Directed by Věra Chytilová. Written by Věra Chytilová, Ester Krumbachová, and Pavel Juráček
The world’s a war machine, says Věra Chytilová as she opens Daisies with shots of machinery chugging away and cuts it up with clips of fighter planes blowing up the earth below, explosions made impersonal by distance. We’re not only setting fire to it all, we don’t even seem all that invested in the havoc we wreak.
The world’s in a tailspin, it’s plain to see, says Maria I (Jitka Cerhová) and Marie II (Ivana Karbanová) so why should they sit around, be good little women, and play by an unorderly world’s arbitrary rules?
So begins a rampage of impropriety as they run amok filling up on food and booze and shedding notions of “civilized behavior” as expected by men in particular. They go on dates with stuffy older men, making suitors third wheels; in a glorious bit of juxtaposition, they listen to a message from a man they claim to not know the name of as he tells of how in love he is with one of them, and Chytilová’s camera remains fixed on a pair of scissors cutting up a sausage. Outside of the dating pool, they drink themselves under the table at nightclubs, harass outraged patrons; they become children, taking gender expectations in their hands and wring them out to the point of absurdity.
That’s essentially it: Daisies is a 75-minute long provocation by Věra Chytilová that’s a lot of fun if you didn’t also sense the frustration beneath it all. It’s beyond thumbing one’s nose, this circus, and the two girls resemble two index fingers standing ramrod straight in a mocking salute for a society looking in through the screen.
Maria I and Maria II’s shenanigans are that of unruly children, and the accompanying script is close to slam poetry, more centered around expressive phrases than elucidating dialogue. What unfolds does fall into a familiar groove quickly, especially as Daisies requires a studious rewatch to parse the sentences the Marias let slip amidst the havoc. Is there sense to be made? Or are the fragmented pieces delivered in sing-song lilt just another way the world’s spinning off its axis?
Happily, Chytilová’s visual storytelling is a radical act of filmmaking that doesn’t waste a single moment not engaging you. Every molecule of what’s on-screen sings with the energy of the unexpected and unconnected. Closer to a guitar riff than a melody, Chytilová’s editing and composition is an unbound thrill, as she plays with textures, patterns, styles and pacing to evoke the idiosyncratic feeling running through Daisies.

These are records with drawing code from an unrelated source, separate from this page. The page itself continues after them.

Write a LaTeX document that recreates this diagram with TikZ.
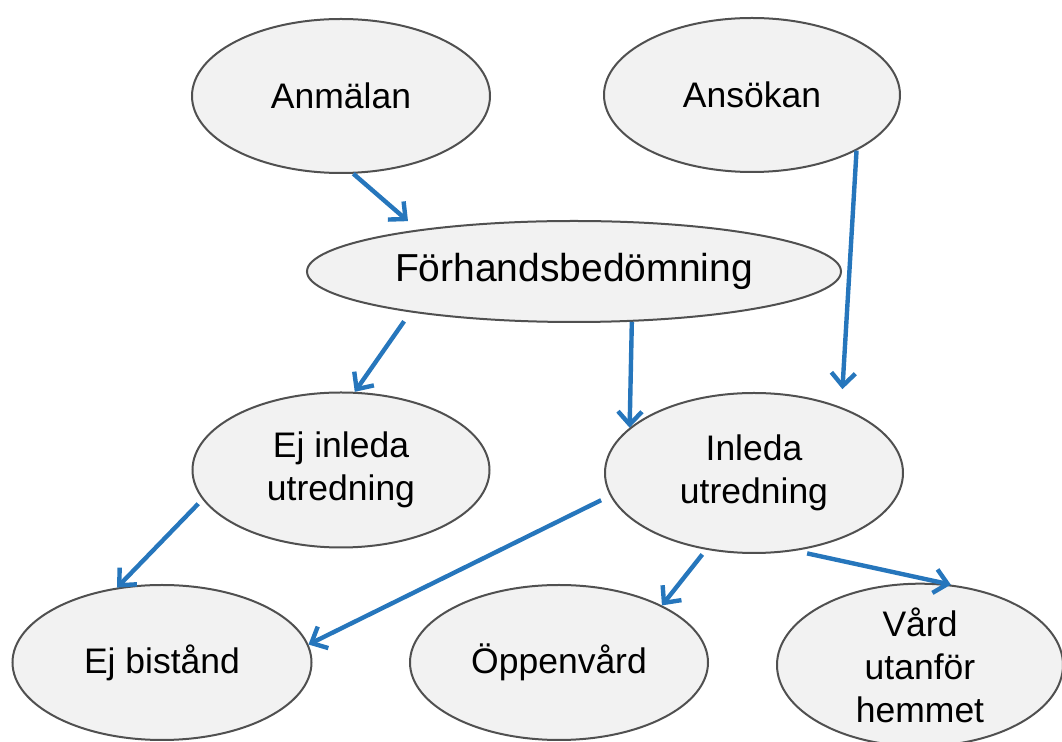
\documentclass[tikz,border=0pt]{standalone}
\usepackage{fontspec}
\setmainfont{Liberation Sans}
\usetikzlibrary{arrows.meta, shapes.geometric}
\definecolor{flowblue}{RGB}{38, 118, 188}
\definecolor{blobfill}{RGB}{242, 242, 242}
\definecolor{blobline}{RGB}{80, 80, 80}

\begin{document}
\begin{tikzpicture}[x=0.5pt, y=-0.5pt,
    font=\fontsize{17.75pt}{21.5pt}\selectfont,
    blob/.style={
        ellipse, draw=blobline, line width=1pt, fill=blobfill,
        inner sep=0pt, align=center
    },
    flow/.style={-{Straight Barb[length=6.5pt, width=12pt]}, line width=2.2pt, flowblue},
]
\useasboundingbox (0,0) rectangle (1062,742);

% ================= inkommande =================
\node[blob, minimum width=149pt, minimum height=77pt] (anm) at (341,96) {Anmälan};
\node[blob, minimum width=148pt, minimum height=77pt] (ans) at (752,95) {Ansökan};
\node[blob, minimum width=267pt, minimum height=50.5pt,
      font=\fontsize{19.5pt}{23pt}\selectfont] (forh) at (574,271.5) {Förhandsbedömning};

% ================= beslut =================
\node[blob, minimum width=148.5pt, minimum height=77.5pt] (ejinl) at (341,470) {Ej inleda\\utredning};
\node[blob, minimum width=149pt, minimum height=80pt] (inl) at (754,473) {Inleda\\utredning};

% ================= utfall =================
\node[blob, minimum width=149.5pt, minimum height=77.5pt] (ejbis) at (162,662.5) {Ej bistånd};
\node[blob, minimum width=149pt, minimum height=77.5pt] (oppen) at (559,662.5) {Öppenvård};
\node[blob, minimum width=143pt, minimum height=80pt] (vard) at (920,665) {Vård\\utanför\\hemmet};

% pilar
\draw[flow, shorten >=6.5pt] (anm.-81) -- (forh.165);
\draw[flow, shorten >=9pt] (ans.-28) -- (inl.37);
\draw[flow, shorten <=5.5pt] (forh.194) -- (ejinl.80);
\draw[flow] (forh.-41) -- (inl.160);
\draw[flow, shorten <=3pt] (ejinl.192) -- (ejbis.121);
\draw[flow, shorten <=5pt] (inl.189) -- (ejbis.7);
\draw[flow, shorten <=3pt] (inl.238) -- (oppen.29);
\draw[flow, shorten <=6pt] (inl.-62) -- (vard.69);

\end{tikzpicture}
\end{document}
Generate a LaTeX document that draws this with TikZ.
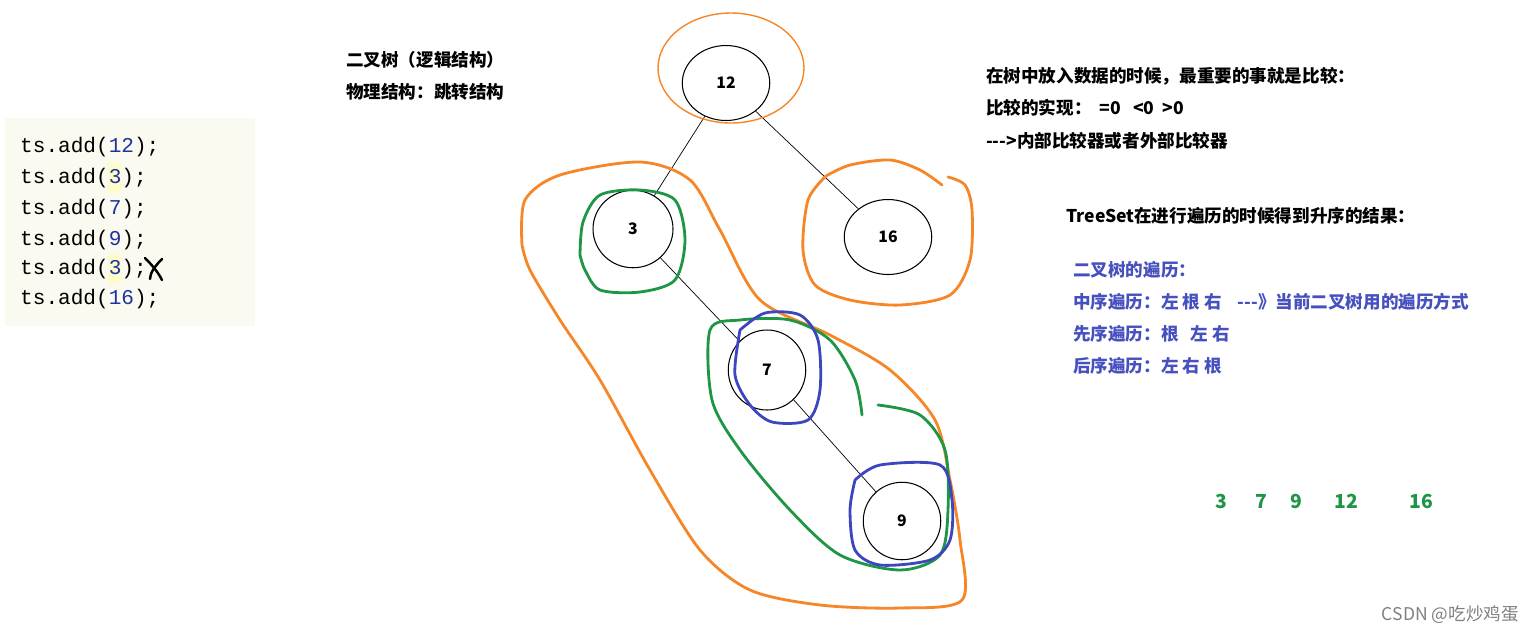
\documentclass[tikz,border=0pt]{standalone}
\usepackage{fontspec}
\setmainfont{Noto Sans CJK SC}
\newfontfamily\codefont{Liberation Mono}
\usetikzlibrary{positioning,shapes.geometric}
\definecolor{penorange}{RGB}{245,135,40}
\definecolor{pengreen}{RGB}{30,150,70}
\definecolor{penblue}{RGB}{60,70,190}
\definecolor{textblue}{RGB}{70,80,190}
\definecolor{codebg}{RGB}{250,250,240}
\definecolor{codenum}{RGB}{30,50,160}
\tikzset{
  treenode/.style={draw,ellipse,line width=0.6pt,minimum width=1.75cm,minimum height=1.5cm,font=\bfseries\small},
  codeline/.style={anchor=west,font=\codefont\fontsize{12}{12}\selectfont},
  note/.style={anchor=west,font=\bfseries\fontsize{10}{10}\selectfont},
  pen/.style={line width=1.6pt,line cap=round,line join=round,smooth}
}
\newcommand{\nm}[1]{\textcolor{codenum}{#1}}
\begin{document}
\begin{tikzpicture}[x=0.02cm,y=-0.02cm]
\useasboundingbox (0,0) rectangle (1537,633);
% code box
\fill[codebg] (5,118) rectangle (255,326);
\fill[yellow!20] (108,163) rectangle (121,193);
\fill[yellow!20] (108,254) rectangle (121,284);
\node[codeline] (c1) at (14,147) {ts.add(\nm{12});};
\node[codeline] (c2) at (14,178) {ts.add(\nm{3});};
\node[codeline] (c3) at (14,209) {ts.add(\nm{7});};
\node[codeline] (c4) at (14,240) {ts.add(\nm{9});};
\node[codeline] (c5) at (14,269) {ts.add(\nm{3});};
\node[codeline] (c6) at (14,299) {ts.add(\nm{16});};
\draw[line width=1.4pt,line cap=round] (145,258) .. controls (152,265) and (158,272) .. (162,280);
\draw[line width=1.4pt,line cap=round] (162,259) .. controls (155,266) and (150,273) .. (150,279);
% notes
\node[note] (t1) at (340,60) {二叉树（逻辑结构）};
\node[note] (t2) at (340,92) {物理结构：跳转结构};
\node[note] (t3) at (980,76) {在树中放入数据的时候，最重要的事就是比较：};
\node[note] (t4) at (980,108) {比较的实现：\ \ =0\ \ \ <0\ \ >0};
\node[note] (t5) at (980,141) {{-}{-}{-}>内部比较器或者外部比较器};
\node[note] (t6) at (1060,216) {TreeSet在进行遍历的时候得到升序的结果：};
\begin{scope}[every node/.append style={text=textblue}]
\node[note] (o1) at (1067,270) {二叉树的遍历：};
\node[note] (o2) at (1067,302) {中序遍历：左\ 根 右\ \ \ \ {-}{-}{-}》当前二叉树用的遍历方式};
\node[note] (o3) at (1067,334) {先序遍历：根\ \ \ 左 右};
\node[note] (o4) at (1067,366) {后序遍历：左\ 右\ 根};
\end{scope}
\foreach \v/\x in {3/1221,7/1261,9/1296,12/1346,16/1421}
  \node[font=\bfseries\fontsize{11}{11}\selectfont,text=pengreen] (r\v) at (\x,501) {\v};
% tree
\node[treenode] (n12) at (726,83) {12};
\node[treenode,minimum width=1.6cm,minimum height=1.55cm] (n3) at (633,229) {3};
\node[treenode] (n16) at (888,237) {16};
\node[treenode,minimum width=1.55cm,minimum height=1.6cm] (n7) at (767,370) {7};
\node[treenode,minimum width=1.55cm,minimum height=1.55cm] (n9) at (902,521) {9};
\draw[thin] (n12) -- (n3);
\draw[thin] (n12) -- (n16);
\draw[thin] (n3) -- (n7);
\draw[thin] (n7) -- (n9);
% pen strokes
\draw[penorange,line width=0.8pt] (731,68) ellipse (73 and 55);
\draw[pen,penorange] plot coordinates {(522,245) (525,200) (560,175) (640,162) (690,180) (720,230) (760,300) (830,335) (890,370) (935,420) (950,480) (960,540) (962,600) (900,608) (820,605) (750,590) (700,550) (650,470) (600,380) (560,320) (530,270) (522,245)};
\draw[pen,penorange] plot coordinates {(826,176) (850,165) (890,160) (920,170) (942,185)};
\draw[pen,penorange] plot coordinates {(826,176) (808,200) (803,250) (815,285) (850,300) (900,305) (950,295) (970,260) (972,210) (965,185) (948,177)};
\draw[pen,pengreen] plot coordinates {(580,255) (583,222) (600,195) (640,190) (675,200) (685,240) (675,280) (640,292) (600,290) (585,270) (580,255)};
\draw[pen,pengreen] plot coordinates {(862,415) (855,380) (830,340) (790,320) (740,320) (710,330) (712,400) (740,450) (790,510) (840,555) (900,570) (940,555) (948,510) (945,450) (920,415) (878,405)};
\draw[pen,penblue] plot coordinates {(740,330) (765,313) (800,315) (818,340) (820,390) (808,420) (772,422) (750,405) (735,375) (740,330)};
\draw[pen,penblue] plot coordinates {(855,480) (880,465) (940,465) (952,500) (950,540) (930,560) (880,565) (855,550) (850,510) (855,480)};
\node[font=\fontsize{10}{10}\selectfont,text=gray,anchor=east] (wm) at (1525,615) {CSDN @吃炒鸡蛋};
\end{tikzpicture}
\end{document}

Cerhová and Karbanová also prove themselves comedic dynamite, throwing it back to silent film slapstick with some physical comedy and expressive facework that’ll make any clown jealous. Daisies is funny, spellbinding were it not for how often it jolts you, and bolstered by a message to the madness. Wild flowers will bloom. How out of place they look depends on what you build around them.